Including a Marine civil affairs officer from the 2nd CAG in the Deep Harbor exercise was beneficial due to the joint and combined nature of the course, and because that is how civil affairs reservists operate while deployed. “Marine and Army civil affairs share the same mission set as the key point-of-contact for our military commanders to accomplish tasks alongside our non-DOD partners in the interagency and NGO environment,” said Marine Cpt. Samuel Curet, a civil affairs officer from the 2nd CAG. “Leveraging relationships and leveraging techniques across that space is an area where we can always benefit from working together.”

Of the four military services, only the Marine Corps and the Army possess a civil affairs capability, so having the opportunity to work together during training in a joint environment is extremely valuable. The inherently joint nature of modern warfare requires a focus on interoperability between the services, combined with partner-nation allies, so working together for a planning exercise strengthens the 352nd’s capacity to provide trained and ready civil affairs soldiers to the joint force commander. “I think it was a good exposure for us to the Marine Corps Planning Process,” said Sgt. 1st Class Malcom Flanders, a Planning NCO on CAPT-Levant. “Also, a lot of times we get focused on just the civil affairs piece, but we got to see the whole thing, and it’s good training for actually working on an operational-level staff.”
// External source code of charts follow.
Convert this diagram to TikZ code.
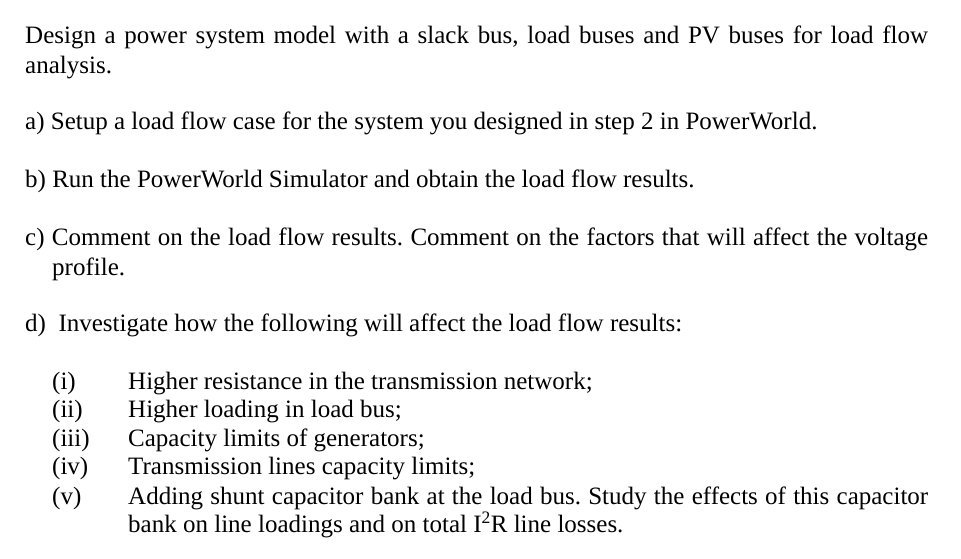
\documentclass[tikz,border=0pt]{standalone}
\usepackage{fontspec}
\setmainfont{Liberation Serif}
\frenchspacing
\begin{document}
\begin{tikzpicture}[x=1pt,y=1pt,txt/.style={anchor=base west,inner sep=0pt,font=\fontsize{25}{30}\selectfont\frenchspacing}]
\useasboundingbox[fill=white] (0,0) rectangle (961,559);
\node[txt] (l1) at (25,559-44) {\makebox[903pt][s]{Design a power system model with a slack bus, load buses and PV buses for load flow}};
\node[txt] (l2) at (25,559-74) {analysis.};
\node[txt] (la) at (25,559-130) {a) Setup a load flow case for the system you designed in step 2 in PowerWorld.};
\node[txt] (lb) at (25,559-188) {b) Run the PowerWorld Simulator and obtain the load flow results.};
\node[txt] (lc) at (25,559-246) {\makebox[903pt][s]{c) Comment on the load flow results. Comment on the factors that will affect the voltage}};
\node[txt] (lc2) at (52,559-276) {profile.};
\node[txt] (ld) at (25,559-332) {d)\ \ Investigate how the following will affect the load flow results:};
\node[txt] (n1) at (52,559-390) {(i)};
\node[txt] (t1) at (128,559-390) {Higher resistance in the transmission network;};
\node[txt] (n2) at (52,559-418) {(ii)};
\node[txt] (t2) at (128,559-418) {Higher loading in load bus;};
\node[txt] (n3) at (52,559-447) {(iii)};
\node[txt] (t3) at (128,559-447) {Capacity limits of generators;};
\node[txt] (n4) at (52,559-475) {(iv)};
\node[txt] (t4) at (128,559-475) {Transmission lines capacity limits;};
\node[txt] (n5) at (52,559-505) {(v)};
\node[txt] (t5) at (128,559-505) {\makebox[800pt][s]{Adding shunt capacitor bank at the load bus. Study the effects of this capacitor}};
\node[txt] (t6) at (128,559-533) {bank on line loadings and on total I\textsuperscript{2}R line losses.};
\end{tikzpicture}
\end{document}
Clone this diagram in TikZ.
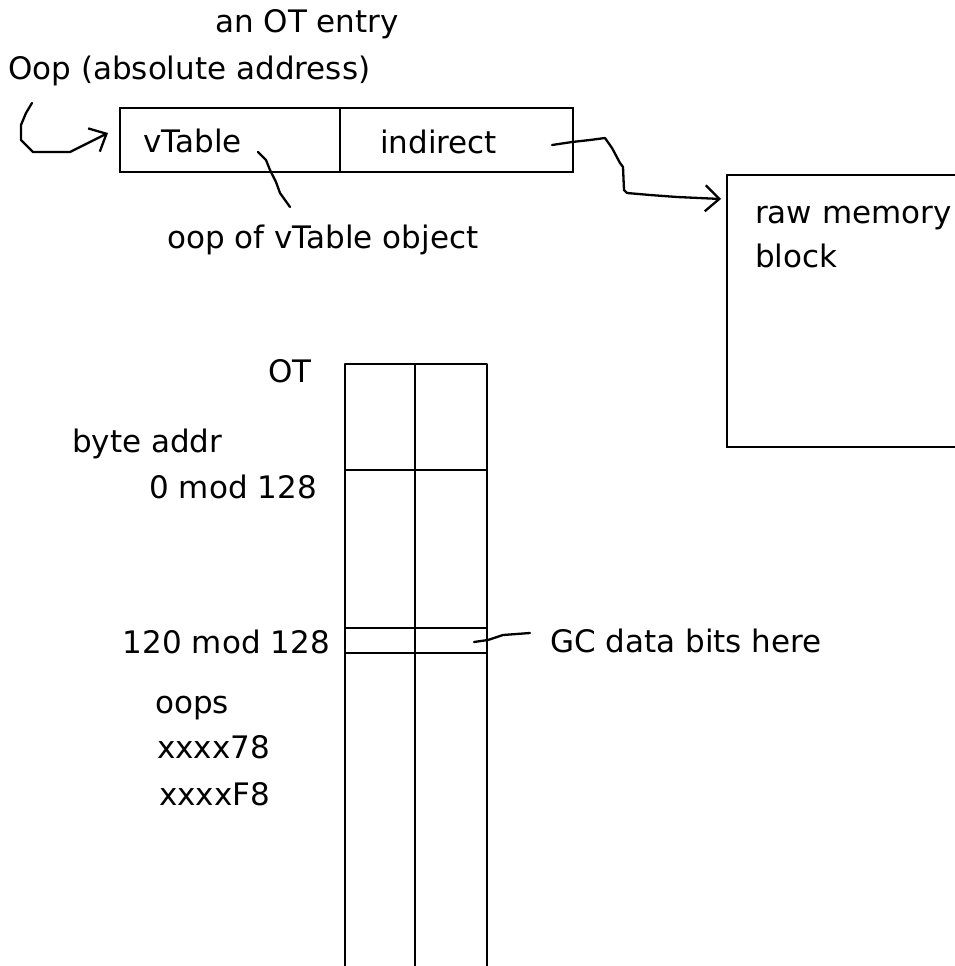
\documentclass[tikz,border=0pt]{standalone}
\usepackage{fontspec}
\setmainfont{DejaVu Sans}
\usetikzlibrary{arrows.meta}
\begin{document}
\begin{tikzpicture}[x=1pt,y=-1pt,
  ln/.style={line width=2.3pt, line join=round, line cap=round},
  lbl/.style={anchor=base west, inner sep=0pt, font=\fontsize{31}{37}\selectfont},
  lblr/.style={anchor=base east, inner sep=0pt, font=\fontsize{31}{37}\selectfont},
  cell/.style={draw, line width=2.3pt, inner sep=0pt, minimum height=64pt},
  barb/.style={-{Straight Barb[length=14pt,width=26pt,line width=2.3pt]}}
]
\useasboundingbox (0,0) rectangle (954,966);
% OT entry box
\node[cell, minimum width=220pt] (vt) at (230,140) {};
\node[cell, minimum width=233pt] (ind) at (456.5,140) {};
% raw memory block
\node[draw, line width=2.3pt, inner sep=0pt, minimum width=260pt, minimum height=272pt] (raw) at (857,311) {};
% texts
\node[lbl] (t1) at (215,33) {an OT entry};
\node[lbl] (t2) at (8,80) {Oop (absolute address)};
\node[lbl] (tvt) at (143,152) {vTable};
\node[lbl] (tind) at (380,153) {indirect};
\node[lbl] (toop) at (167,248) {oop of vTable object};
\node[lbl] (traw) at (755,223) {raw memory};
\node[lbl] (tblk) at (755,267) {block};
\node[lbl] (tot) at (268,382) {OT};
\node[lbl] (tba) at (72,452) {byte addr};
\node[lblr] (t0) at (317,498) {0 mod 128};
\node[lblr] (t120) at (330,653) {120 mod 128};
\node[lbl] (toops) at (155,713) {oops};
\node[lbl] (tx78) at (157,758) {xxxx78};
\node[lbl] (txf8) at (159,805) {xxxxF8};
\node[lbl] (tgc) at (550,652) {GC data bits here};
% OT column
\draw[ln] (345,990) -- (345,364) -- (487,364) -- (487,990);
\draw[ln] (415,364) -- (415,990);
\draw[ln] (345,470) -- (487,470);
\draw[ln] (345,628) -- (487,628);
\draw[ln] (345,653) -- (487,653);
% connectors
\coordinate (oopstart) at (32,103);
\coordinate (oopend) at (108,133);
\draw[ln, barb] (oopstart) -- (26,113) -- (21,125) -- (21,140) -- (33,152) -- (70,152) -- (86,144) -- (oopend);
\coordinate (vtA) at (258,152);
\coordinate (vtB) at (290,207);
\draw[ln] (vtA) -- (266,160) -- (270,170) -- (276,182) -- (280,193) -- (vtB);
\coordinate (indA) at (552,145);
\coordinate (rawin) at (721,199);
\draw[ln, barb] (indA) -- (572,142) -- (590,140) -- (605,138) -- (612,148) -- (620,163) -- (623,167) -- (624,190) -- (627,193) -- (650,195) -- (677,197) -- (rawin);
\coordinate (gcA) at (474,642);
\coordinate (gcB) at (530,633);
\draw[ln] (gcA) -- (488,640) -- (503,635) -- (gcB);
\end{tikzpicture}
\end{document}
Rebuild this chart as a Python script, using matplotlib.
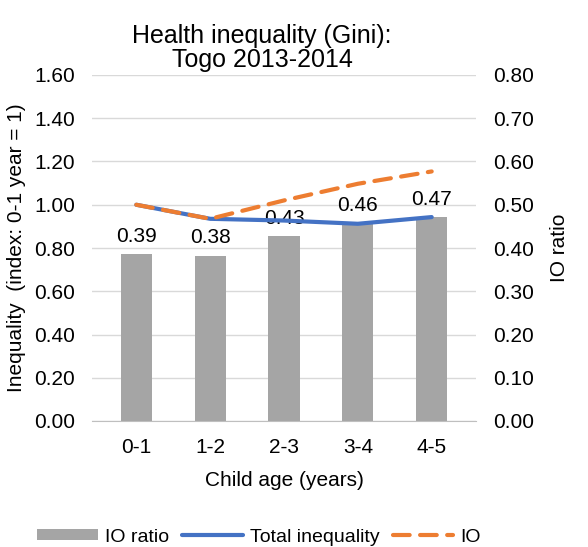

The enduring relationship between the SAW, the 352nd CACOM and 2nd CAG exemplifies the importance of factoring the civil dimension into joint operational planning. Everywhere the military operates has civilians and an underlying civil structure, and planners dismiss these aspects at their peril. By integrating civil affairs personnel into their exercise, SAW is ensuring that their graduates are prepared for this critical operational factor when they return to their service or country.

Support from the 352nd benefits SAW by “providing not just a joint, but a civil affairs perspective on things,” said Sinclair. “Plus, all the other skillsets that the civil affairs community typically has - they have a lot of depth across the spectrum. Coming out of interagency, coming out of other backgrounds, they bring a real richness into SAW that we have taken advantage of for the benefit of the students.” Hayes added that “on-going training opportunities to engage with the Marine Corps and with our interagency partners, like SAW’s Deep Harbor exercise, help the 352nd CACOM stay in that ready mode so that we're always ready to go and execute.” Womble summarized, “The joint partnership that the 352nd CACOM, the 2nd CAG, and MCU SAW continue to develop and strengthen is mutually beneficial as we all strive to be the most effective joint fighting force possible.” Given the success of two years’ collaboration on the Operation Deep Harbor planning exercise, both the SAW and the 352nd CACOM are looking forward to working together in the future.